> Task directions: Starting from the line that contains "Give me the TikZ source for this diagram.", copy every line exactly until the line that contains "(hdwtail) -- (hdwtip);", which is also included.

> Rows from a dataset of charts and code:

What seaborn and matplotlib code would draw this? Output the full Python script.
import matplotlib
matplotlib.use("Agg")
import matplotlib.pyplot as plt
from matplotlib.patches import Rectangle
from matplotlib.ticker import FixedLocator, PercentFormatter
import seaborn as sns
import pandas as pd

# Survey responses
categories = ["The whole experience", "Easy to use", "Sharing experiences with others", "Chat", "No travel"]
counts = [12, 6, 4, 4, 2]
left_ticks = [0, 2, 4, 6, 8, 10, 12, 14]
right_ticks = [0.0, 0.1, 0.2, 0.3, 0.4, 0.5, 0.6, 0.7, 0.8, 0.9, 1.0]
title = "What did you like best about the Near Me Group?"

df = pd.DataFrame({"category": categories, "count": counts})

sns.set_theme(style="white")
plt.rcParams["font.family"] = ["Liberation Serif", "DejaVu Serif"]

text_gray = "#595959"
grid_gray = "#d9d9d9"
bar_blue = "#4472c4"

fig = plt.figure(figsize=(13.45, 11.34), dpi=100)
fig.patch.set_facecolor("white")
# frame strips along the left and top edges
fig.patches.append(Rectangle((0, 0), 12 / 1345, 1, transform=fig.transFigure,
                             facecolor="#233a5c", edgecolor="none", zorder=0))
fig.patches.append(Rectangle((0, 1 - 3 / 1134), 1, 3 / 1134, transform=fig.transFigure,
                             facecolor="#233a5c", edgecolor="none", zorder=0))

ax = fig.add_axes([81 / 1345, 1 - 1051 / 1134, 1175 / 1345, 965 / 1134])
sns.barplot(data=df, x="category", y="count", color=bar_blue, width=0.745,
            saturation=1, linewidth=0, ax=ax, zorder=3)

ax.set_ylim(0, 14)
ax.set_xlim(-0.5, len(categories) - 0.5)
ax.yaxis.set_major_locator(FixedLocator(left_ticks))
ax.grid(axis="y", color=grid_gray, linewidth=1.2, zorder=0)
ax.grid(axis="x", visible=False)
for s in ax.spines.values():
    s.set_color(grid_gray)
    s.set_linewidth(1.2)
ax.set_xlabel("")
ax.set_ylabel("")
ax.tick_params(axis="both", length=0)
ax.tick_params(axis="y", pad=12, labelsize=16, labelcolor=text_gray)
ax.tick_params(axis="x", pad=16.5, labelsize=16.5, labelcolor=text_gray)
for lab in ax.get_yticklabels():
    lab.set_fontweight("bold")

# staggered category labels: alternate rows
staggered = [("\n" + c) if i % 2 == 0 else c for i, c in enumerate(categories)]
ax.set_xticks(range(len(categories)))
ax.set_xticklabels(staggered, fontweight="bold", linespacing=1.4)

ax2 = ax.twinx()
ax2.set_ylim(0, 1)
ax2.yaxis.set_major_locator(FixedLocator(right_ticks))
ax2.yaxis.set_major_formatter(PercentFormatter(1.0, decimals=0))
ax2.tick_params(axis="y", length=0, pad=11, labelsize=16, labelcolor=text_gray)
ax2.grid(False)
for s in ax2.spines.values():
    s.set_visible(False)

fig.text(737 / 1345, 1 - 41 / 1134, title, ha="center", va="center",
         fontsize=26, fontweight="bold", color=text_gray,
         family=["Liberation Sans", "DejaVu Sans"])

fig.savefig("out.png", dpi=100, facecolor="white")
...
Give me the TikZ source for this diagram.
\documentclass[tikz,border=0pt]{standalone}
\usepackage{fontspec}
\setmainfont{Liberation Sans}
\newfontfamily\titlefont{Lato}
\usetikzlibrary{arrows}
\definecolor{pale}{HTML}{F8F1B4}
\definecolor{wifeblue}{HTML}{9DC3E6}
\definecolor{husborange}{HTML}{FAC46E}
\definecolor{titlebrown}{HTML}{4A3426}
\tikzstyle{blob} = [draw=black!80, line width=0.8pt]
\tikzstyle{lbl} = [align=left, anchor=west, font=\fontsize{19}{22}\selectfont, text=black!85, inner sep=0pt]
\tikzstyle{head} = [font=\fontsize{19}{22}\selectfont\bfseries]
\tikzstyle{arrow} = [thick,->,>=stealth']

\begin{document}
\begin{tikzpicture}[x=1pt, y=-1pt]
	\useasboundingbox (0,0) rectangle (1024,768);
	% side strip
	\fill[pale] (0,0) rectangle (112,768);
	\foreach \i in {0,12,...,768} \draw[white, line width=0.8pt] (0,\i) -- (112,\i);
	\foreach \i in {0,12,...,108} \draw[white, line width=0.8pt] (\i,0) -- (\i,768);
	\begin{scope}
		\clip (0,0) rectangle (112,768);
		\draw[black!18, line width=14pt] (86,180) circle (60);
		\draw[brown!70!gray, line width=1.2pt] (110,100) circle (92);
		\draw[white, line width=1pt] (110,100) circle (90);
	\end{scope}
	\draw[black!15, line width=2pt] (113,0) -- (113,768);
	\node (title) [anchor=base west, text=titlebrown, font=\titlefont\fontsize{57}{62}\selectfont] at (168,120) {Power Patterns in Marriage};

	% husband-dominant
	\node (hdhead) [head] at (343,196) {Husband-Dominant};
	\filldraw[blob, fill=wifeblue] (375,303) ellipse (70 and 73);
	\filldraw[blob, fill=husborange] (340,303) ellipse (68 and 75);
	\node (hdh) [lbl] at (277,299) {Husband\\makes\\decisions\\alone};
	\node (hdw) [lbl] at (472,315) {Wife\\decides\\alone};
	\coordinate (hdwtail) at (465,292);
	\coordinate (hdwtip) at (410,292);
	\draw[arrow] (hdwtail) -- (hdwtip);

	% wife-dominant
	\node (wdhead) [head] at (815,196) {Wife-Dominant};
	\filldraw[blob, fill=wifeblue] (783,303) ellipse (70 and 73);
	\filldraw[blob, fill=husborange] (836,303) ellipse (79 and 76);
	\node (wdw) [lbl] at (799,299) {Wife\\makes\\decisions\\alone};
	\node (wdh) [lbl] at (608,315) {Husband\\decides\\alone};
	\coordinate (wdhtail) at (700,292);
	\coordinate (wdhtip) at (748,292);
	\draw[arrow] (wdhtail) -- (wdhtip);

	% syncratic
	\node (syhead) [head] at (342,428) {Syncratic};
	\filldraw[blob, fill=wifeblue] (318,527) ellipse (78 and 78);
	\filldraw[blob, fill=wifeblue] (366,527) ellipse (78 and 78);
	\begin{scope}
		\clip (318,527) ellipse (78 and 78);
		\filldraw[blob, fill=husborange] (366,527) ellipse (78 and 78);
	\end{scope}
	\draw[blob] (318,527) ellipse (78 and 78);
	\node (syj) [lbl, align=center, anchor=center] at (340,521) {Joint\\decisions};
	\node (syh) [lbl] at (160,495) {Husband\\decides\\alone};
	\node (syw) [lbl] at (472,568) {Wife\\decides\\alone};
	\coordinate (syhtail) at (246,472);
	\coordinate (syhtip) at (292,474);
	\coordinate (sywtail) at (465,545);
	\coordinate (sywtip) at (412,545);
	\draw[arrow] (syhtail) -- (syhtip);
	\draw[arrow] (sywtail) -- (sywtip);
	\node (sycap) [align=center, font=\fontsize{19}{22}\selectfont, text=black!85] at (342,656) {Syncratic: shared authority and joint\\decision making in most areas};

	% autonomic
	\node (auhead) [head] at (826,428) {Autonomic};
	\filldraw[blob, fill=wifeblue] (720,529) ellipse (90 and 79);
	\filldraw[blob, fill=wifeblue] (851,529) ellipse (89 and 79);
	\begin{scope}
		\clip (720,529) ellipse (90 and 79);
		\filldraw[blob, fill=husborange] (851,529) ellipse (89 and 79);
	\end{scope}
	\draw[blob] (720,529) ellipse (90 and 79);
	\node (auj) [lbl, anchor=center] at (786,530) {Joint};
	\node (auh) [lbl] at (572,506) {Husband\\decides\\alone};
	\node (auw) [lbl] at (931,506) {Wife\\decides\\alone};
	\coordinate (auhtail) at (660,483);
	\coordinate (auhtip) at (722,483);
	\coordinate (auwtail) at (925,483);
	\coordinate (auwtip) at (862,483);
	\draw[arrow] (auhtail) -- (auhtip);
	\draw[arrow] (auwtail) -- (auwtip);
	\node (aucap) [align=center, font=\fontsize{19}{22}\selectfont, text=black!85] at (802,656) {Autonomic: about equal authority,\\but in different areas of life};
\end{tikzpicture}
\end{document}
* * *
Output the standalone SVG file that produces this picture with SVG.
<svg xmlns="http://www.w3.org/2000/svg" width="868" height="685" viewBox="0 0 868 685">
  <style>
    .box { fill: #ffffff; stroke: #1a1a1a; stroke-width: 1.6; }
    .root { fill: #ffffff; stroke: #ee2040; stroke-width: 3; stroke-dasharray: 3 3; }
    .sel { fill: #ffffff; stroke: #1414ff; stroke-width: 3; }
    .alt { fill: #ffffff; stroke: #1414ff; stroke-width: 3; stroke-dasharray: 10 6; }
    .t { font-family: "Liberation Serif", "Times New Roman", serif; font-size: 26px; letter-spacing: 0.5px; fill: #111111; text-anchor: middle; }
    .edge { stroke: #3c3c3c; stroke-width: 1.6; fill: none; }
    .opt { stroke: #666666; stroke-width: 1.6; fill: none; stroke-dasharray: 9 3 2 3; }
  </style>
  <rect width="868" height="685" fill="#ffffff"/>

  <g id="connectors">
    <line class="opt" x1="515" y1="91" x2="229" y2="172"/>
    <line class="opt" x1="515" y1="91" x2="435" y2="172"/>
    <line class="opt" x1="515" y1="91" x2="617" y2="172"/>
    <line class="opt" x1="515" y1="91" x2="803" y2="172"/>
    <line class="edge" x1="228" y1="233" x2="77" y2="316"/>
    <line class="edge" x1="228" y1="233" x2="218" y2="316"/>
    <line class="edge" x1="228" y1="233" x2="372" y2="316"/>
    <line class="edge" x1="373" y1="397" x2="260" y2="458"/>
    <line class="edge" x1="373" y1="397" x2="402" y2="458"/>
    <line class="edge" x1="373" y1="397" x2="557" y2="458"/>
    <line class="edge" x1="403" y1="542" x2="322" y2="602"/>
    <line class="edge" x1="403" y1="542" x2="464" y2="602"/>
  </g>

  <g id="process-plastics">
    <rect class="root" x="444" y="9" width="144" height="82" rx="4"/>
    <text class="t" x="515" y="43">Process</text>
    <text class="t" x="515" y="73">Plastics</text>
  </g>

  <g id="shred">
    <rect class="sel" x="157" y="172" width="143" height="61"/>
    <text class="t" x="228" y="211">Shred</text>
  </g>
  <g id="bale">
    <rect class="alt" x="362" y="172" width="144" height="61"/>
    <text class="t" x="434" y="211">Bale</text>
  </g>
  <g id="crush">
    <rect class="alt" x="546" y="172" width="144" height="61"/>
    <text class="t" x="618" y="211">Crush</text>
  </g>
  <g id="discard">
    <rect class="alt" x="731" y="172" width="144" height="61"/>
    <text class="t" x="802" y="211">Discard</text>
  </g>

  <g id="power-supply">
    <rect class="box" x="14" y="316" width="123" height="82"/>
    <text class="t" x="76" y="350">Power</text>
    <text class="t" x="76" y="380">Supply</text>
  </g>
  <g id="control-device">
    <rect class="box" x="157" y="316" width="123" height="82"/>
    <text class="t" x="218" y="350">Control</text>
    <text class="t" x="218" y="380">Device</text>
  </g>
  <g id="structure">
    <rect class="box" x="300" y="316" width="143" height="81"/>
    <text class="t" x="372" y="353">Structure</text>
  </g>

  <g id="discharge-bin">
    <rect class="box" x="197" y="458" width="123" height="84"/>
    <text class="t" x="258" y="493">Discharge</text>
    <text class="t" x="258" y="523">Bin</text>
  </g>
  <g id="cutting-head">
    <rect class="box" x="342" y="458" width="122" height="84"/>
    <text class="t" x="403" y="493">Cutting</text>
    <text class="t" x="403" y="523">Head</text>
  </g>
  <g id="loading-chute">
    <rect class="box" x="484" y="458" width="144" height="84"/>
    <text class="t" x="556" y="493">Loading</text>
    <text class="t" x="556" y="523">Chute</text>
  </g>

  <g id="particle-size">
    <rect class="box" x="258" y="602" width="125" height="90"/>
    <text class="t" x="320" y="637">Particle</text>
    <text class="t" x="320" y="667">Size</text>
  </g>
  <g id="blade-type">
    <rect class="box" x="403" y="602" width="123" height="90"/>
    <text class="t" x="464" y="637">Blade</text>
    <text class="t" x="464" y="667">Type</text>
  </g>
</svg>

> Solved problem:
Give me the TikZ source for this diagram.
\documentclass[tikz,border=0pt]{standalone}
\usepackage{fontspec}
\setmainfont{Liberation Sans}
\newfontfamily\titlefont{Lato}
\usetikzlibrary{arrows}
\definecolor{pale}{HTML}{F8F1B4}
\definecolor{wifeblue}{HTML}{9DC3E6}
\definecolor{husborange}{HTML}{FAC46E}
\definecolor{titlebrown}{HTML}{4A3426}
\tikzstyle{blob} = [draw=black!80, line width=0.8pt]
\tikzstyle{lbl} = [align=left, anchor=west, font=\fontsize{19}{22}\selectfont, text=black!85, inner sep=0pt]
\tikzstyle{head} = [font=\fontsize{19}{22}\selectfont\bfseries]
\tikzstyle{arrow} = [thick,->,>=stealth']

\begin{document}
\begin{tikzpicture}[x=1pt, y=-1pt]
	\useasboundingbox (0,0) rectangle (1024,768);
	% side strip
	\fill[pale] (0,0) rectangle (112,768);
	\foreach \i in {0,12,...,768} \draw[white, line width=0.8pt] (0,\i) -- (112,\i);
	\foreach \i in {0,12,...,108} \draw[white, line width=0.8pt] (\i,0) -- (\i,768);
	\begin{scope}
		\clip (0,0) rectangle (112,768);
		\draw[black!18, line width=14pt] (86,180) circle (60);
		\draw[brown!70!gray, line width=1.2pt] (110,100) circle (92);
		\draw[white, line width=1pt] (110,100) circle (90);
	\end{scope}
	\draw[black!15, line width=2pt] (113,0) -- (113,768);
	\node (title) [anchor=base west, text=titlebrown, font=\titlefont\fontsize{57}{62}\selectfont] at (168,120) {Power Patterns in Marriage};

	% husband-dominant
	\node (hdhead) [head] at (343,196) {Husband-Dominant};
	\filldraw[blob, fill=wifeblue] (375,303) ellipse (70 and 73);
	\filldraw[blob, fill=husborange] (340,303) ellipse (68 and 75);
	\node (hdh) [lbl] at (277,299) {Husband\\makes\\decisions\\alone};
	\node (hdw) [lbl] at (472,315) {Wife\\decides\\alone};
	\coordinate (hdwtail) at (465,292);
	\coordinate (hdwtip) at (410,292);
	\draw[arrow] (hdwtail) -- (hdwtip);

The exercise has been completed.